After the tokenization step, the API provides two functions to optionally split off English possessive markers (“Fred's”, “Argus'”) and even contractions (“isn't” → “is n't” [note the attachment of the letter n], “he'll” → “he 'll”, “I've” → “I 've”, etc.) as their own tokens, which can be useful for downstream linguistic parsing (split_possessive_markers and split_contractions). To use them, just wrap your tokenizer with the preferred method:

def SimpleTokenizer(text):
    for sentence in split_multi(text):
        for token in split_contractions(word_tokenizer(sentence)):
            yield token
        yield None  # None to signal sentence terminals

# An even shorter usage example:
my_tokens = [split_contractions(word_tokenizer(sentence)) for
             sentence in split_multi(my_text)]

Feedback and Conclusions

All this functionality and the API itself are briefly documented on segtok's "homepage". As there is not very much functionality around, I hope that between this guide here and the overview there, the library should be fairly easy to use. Furthermore, in command-line mode, using the --help option will explain you all options provided by the two scripts the PyPI package installs.

If you are be looking for new features, you are welcome to extend the library or request a new feature on the tool's GitHub Issues page (no guarantees, though... ;-)).

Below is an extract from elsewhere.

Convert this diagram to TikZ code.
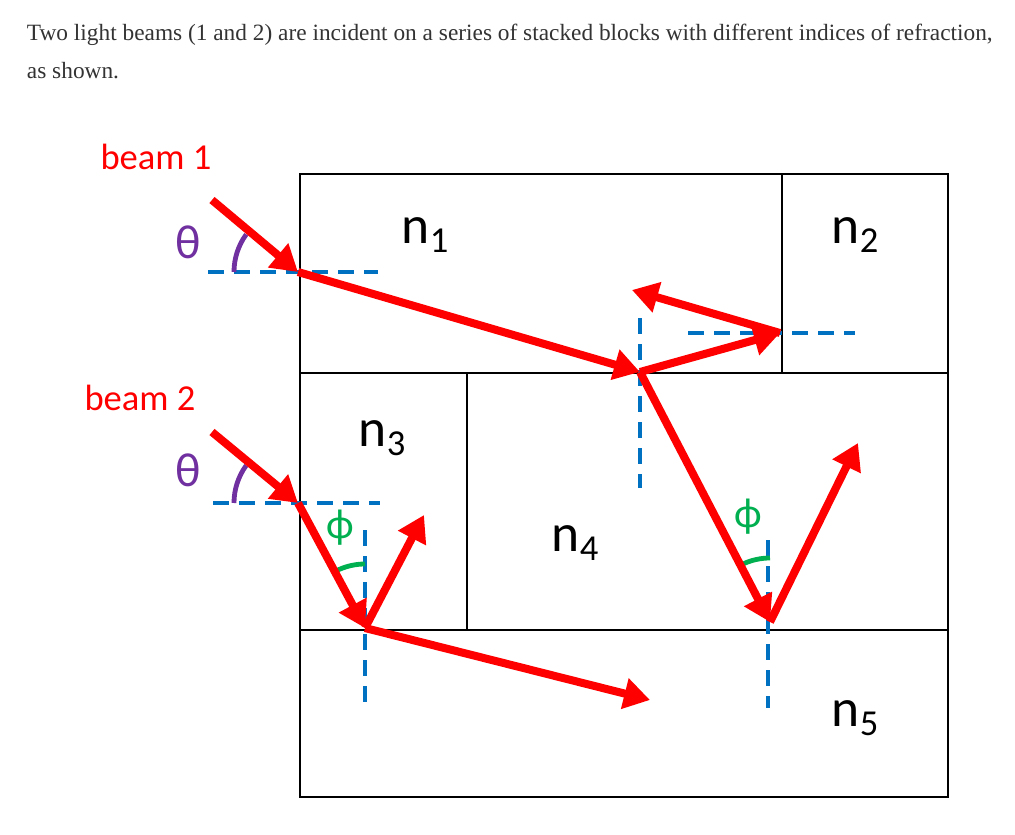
\documentclass[tikz,border=0pt]{standalone}
\usepackage{fontspec}
\setmainfont{Liberation Serif}
\newfontfamily\lab{Carlito}
\usetikzlibrary{arrows.meta}
\definecolor{myred}{RGB}{255,0,0}
\definecolor{myblue}{RGB}{0,112,192}
\definecolor{mypurple}{RGB}{112,48,160}
\definecolor{mygreen}{RGB}{0,176,80}
\newcommand{\nsub}[1]{n\raisebox{-0.35ex}{\fontsize{26}{30}\selectfont #1}}
\tikzset{
 rayarr/.style={myred,line width=0.2cm,-{Triangle[length=0.65cm,width=0.75cm]}},
 guide/.style={myblue,line width=0.08cm,dash pattern=on 0.4cm off 0.25cm},
 blk/.style={black,line width=0.05cm},
 lbl/.style={font=\lab\fontsize{26}{30}\selectfont},
 nlbl/.style={font=\lab\fontsize{38}{42}\selectfont},
}
\begin{document}
\begin{tikzpicture}[x=0.025cm,y=-0.025cm]
\useasboundingbox[fill=white] (0,0) rectangle (1015,835);
\node[anchor=west,text=black!80,font=\fontsize{16.6}{20}\selectfont] (t1) at (22,35) {Two light beams (1 and 2) are incident on a series of stacked blocks with different indices of refraction,};
\node[anchor=west,text=black!80,font=\fontsize{16.6}{20}\selectfont] (t2) at (22,71) {as shown.};
% blocks
\draw[blk] (300,174) rectangle (948,797);
\draw[blk] (300,373) -- (948,373);
\draw[blk] (300,630) -- (948,630);
\draw[blk] (782,174) -- (782,373);
\draw[blk] (467,373) -- (467,630);
% guides
\draw[guide] (208,272) -- (378,272);
\draw[guide] (213,503) -- (380,503);
\draw[guide] (640,318) -- (640,488);
\draw[guide] (365,530) -- (365,708);
\draw[guide] (768,540) -- (768,708);
\draw[guide] (688,333) -- (855,333);
% points
\coordinate (s1) at (212,200);
\coordinate (p1) at (298,272);
\coordinate (p2) at (640,372);
\coordinate (p3) at (780,333);
\coordinate (e3) at (632,290);
\coordinate (p4) at (770,622);
\coordinate (e4) at (858,443);
\coordinate (s2) at (212,432);
\coordinate (q1) at (298,503);
\coordinate (q2) at (365,628);
\coordinate (e5) at (424,515);
\coordinate (e6) at (650,700);
% angles
\draw[mypurple,line width=0.12cm] (p1) ++(180:64) arc[start angle=180,end angle=216,radius=64];
\draw[mypurple,line width=0.12cm] (q1) ++(180:64) arc[start angle=180,end angle=216,radius=64];
\draw[mygreen,line width=0.12cm] (q2) ++(270:64) arc[start angle=270,end angle=243,radius=64];
\draw[mygreen,line width=0.12cm] (p4) ++(270:64) arc[start angle=270,end angle=244,radius=64];
% rays
\draw[rayarr] (s1) -- (p1);
\draw[rayarr] (p1) -- (p2);
\draw[rayarr] (p2) -- (p3);
\draw[rayarr] (p3) -- (e3);
\draw[rayarr] (p2) -- (p4);
\draw[rayarr] (p4) -- (e4);
\draw[rayarr] (s2) -- (q1);
\draw[rayarr] (q1) -- (q2);
\draw[rayarr] (q2) -- (e5);
\draw[rayarr] (q2) -- (e6);
% labels
\node[lbl,text=myred] (b1) at (156,157) {beam 1};
\node[lbl,text=myred] (b2) at (140,398) {beam 2};
\node[lbl,text=mypurple,font=\lab\fontsize{34}{38}\selectfont] (th1) at (188,242) {θ};
\node[lbl,text=mypurple,font=\lab\fontsize{34}{38}\selectfont] (th2) at (188,470) {θ};
\node[lbl,text=mygreen,font=\lab\fontsize{30}{34}\selectfont] (ph1) at (340,528) {ϕ};
\node[lbl,text=mygreen,font=\lab\fontsize{30}{34}\selectfont] (ph2) at (748,517) {ϕ};
\node[nlbl] (n1) at (425,235) {\nsub{1}};
\node[nlbl] (n2) at (855,235) {\nsub{2}};
\node[nlbl] (n3) at (382,438) {\nsub{3}};
\node[nlbl] (n4) at (575,543) {\nsub{4}};
\node[nlbl] (n5) at (855,718) {\nsub{5}};
\end{tikzpicture}
\end{document}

As a forum for discussing this tool, please use this Reddit thread. In addition, if you use this library and run into any problems, I would be glad to receive bug reports there, too. Overall, I have attempted to keep the strategy used by segtok as slim as possible. So if you are using any heavy language processing or sequence analysis tools after segtok, it should have no impact on your throughput at all.

I have created this library after being disappointed by the other approaches in the wild, and for regular texts, my experience is that it works substantially superior in at least one of segmentation capabilities and/or runtime performance. As I do not wish to bash any existing tool, I will only name one sentence segmentation approach I like very much: Punkt Tokenizer by Kiss and Strunk, 2006. PT is a unsupervised, statistical approach to segmentation that “learns” whether to split sentences at sentence terminal markers. While quite impressive and very versatile due to its unsupervised nature, I can state clearly that segtok's segmenter works substantially better on Germanic and Romance texts that (mostly) have a proper orthography. Unsurprisingly, segtok's sentence segmenter is substantially faster than a comparable Python implementation of the Punkt Tokenizer by NLTK.